The tricky/awkward bit is modeling/identifying that linked resource. Maybe you have two separate relation properties: one to what you call the "canonical" version, and another to the user's version (which I would hope would generally be the same).
To jot it down in RDF, something like (warning: strawman):
<http://zotero.org/jdoe/items/1> a a:Bookmark ;
dct:creator <http://zotero.org/jdoe>
bm:recalls <http://www.nytimes.com/2008/06/25/business/25exurbs.html> ;
z:udata <http://zotero.org/jdoe/items/1/udata> .
# here we represent the "canonical" data (would be much more verbose normally)
# note: could also use a zotero uri, and add owl:sameAs link to the nytimes URI
<http://www.nytimes.com/2008/06/25/business/25exurbs.html> a bibo:Article ;
dct:title "Fuel Prices Shift Math for Life in Far Suburbs"@en .
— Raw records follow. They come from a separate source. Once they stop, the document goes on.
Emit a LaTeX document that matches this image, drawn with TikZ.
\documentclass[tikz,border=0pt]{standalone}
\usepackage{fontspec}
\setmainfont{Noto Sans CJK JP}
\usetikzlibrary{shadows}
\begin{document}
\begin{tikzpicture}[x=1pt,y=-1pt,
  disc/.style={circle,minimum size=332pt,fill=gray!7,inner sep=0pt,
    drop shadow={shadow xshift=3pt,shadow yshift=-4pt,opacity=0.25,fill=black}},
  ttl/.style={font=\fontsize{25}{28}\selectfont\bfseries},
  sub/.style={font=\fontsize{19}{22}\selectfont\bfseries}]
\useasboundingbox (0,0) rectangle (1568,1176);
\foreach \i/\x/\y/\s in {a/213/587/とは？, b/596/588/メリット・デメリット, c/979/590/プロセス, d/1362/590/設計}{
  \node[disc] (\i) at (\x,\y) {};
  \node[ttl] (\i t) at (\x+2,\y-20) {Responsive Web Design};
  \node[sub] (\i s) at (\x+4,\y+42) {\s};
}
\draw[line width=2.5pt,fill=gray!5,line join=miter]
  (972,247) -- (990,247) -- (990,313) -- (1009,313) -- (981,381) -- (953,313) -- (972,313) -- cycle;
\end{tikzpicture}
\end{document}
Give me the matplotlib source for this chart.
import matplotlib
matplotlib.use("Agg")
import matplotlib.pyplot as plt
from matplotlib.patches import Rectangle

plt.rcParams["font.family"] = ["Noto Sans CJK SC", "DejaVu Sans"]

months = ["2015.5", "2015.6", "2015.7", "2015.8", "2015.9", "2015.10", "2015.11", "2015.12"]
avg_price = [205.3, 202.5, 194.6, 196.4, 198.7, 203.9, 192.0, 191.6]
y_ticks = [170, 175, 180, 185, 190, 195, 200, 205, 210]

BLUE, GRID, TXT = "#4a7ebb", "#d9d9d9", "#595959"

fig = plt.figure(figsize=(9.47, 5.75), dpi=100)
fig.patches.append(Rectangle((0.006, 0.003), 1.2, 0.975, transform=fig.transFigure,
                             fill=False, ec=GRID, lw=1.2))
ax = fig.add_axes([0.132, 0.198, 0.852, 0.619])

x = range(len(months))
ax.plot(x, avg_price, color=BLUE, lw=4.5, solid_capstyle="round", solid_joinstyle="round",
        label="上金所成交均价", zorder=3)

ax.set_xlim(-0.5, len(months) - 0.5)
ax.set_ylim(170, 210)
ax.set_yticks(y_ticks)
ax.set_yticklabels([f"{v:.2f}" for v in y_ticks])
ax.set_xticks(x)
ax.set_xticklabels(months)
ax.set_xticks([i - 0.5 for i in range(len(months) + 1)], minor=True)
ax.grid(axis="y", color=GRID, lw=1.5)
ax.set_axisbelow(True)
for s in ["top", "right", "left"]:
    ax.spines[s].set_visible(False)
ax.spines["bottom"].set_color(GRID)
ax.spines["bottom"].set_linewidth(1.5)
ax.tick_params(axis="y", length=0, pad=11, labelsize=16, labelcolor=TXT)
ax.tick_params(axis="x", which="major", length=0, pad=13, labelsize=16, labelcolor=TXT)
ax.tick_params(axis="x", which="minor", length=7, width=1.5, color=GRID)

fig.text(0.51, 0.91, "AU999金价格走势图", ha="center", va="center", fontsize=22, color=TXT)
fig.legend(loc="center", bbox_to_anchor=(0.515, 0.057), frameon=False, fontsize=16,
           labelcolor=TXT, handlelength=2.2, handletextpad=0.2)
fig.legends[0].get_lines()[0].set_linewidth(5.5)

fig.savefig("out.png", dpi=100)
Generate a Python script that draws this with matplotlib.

# here we represent the user data, maybe only if it differs from the above
# note: still need a way to merge and disambiguate these data
<http://zotero.org/jdoe/items/1/udata> a bibo:Article ;
dct:title "Fuel Prices Shift Math for Life in Far Suburbs"@en .
For group names, we're considering removing group ids for public groups and allowing a fixed number of group name changes within a given period (say, twice in six months), with automatic, permanent redirects. It seems there might be legitimate reasons to change a group name, and having a human-readable slug in a URL is valuable, and, if we're going to support post-name-change redirects from /groups/group_name anyway—which we should—there's no need to use the group id. Private groups will continue to use just the group id.
Bruce, I don't really see the need for separate entities (bookmark and user data) for user items. Having a single user item with owl:sameAs pointing to an abstract item (if one exists yet, which it may not until some asynchronous processing has occurred) seems perfectly sufficient.
And yes, the abstract items I'm referring to would be abstract Zotero items, with Zotero URIs such as http://zotero.org/items/13245. (These URIs would have associated web pages with statistics and links to users.) Abstract items would in turn point to external resources.
As you note, a user item might only include the original data if different from the abstract item's data.
What about notes and attachments?
The same problem exists in the API, which we currently use internally but haven't yet made public. In the API, we put user data (user, date added, date modified) into the containing Atom entry fields, and the item data into the <content>. We currently just use custom XML in <content> but will likely switch to RDFa once the BIBO mapping is complete. But other than just using the Atom fields for the user data, how, then, do you model the two types of data in the RDFa response without requiring separate API requests for each item returned by the original request?
Might it be worth jotting down the ideas on the trac wiki (sean put a page up for the bibo mapping; could be there, or linked from there)?
https://www.zotero.org/trac/wiki/URIScheme
Dan, please adjust/comment as you see fit.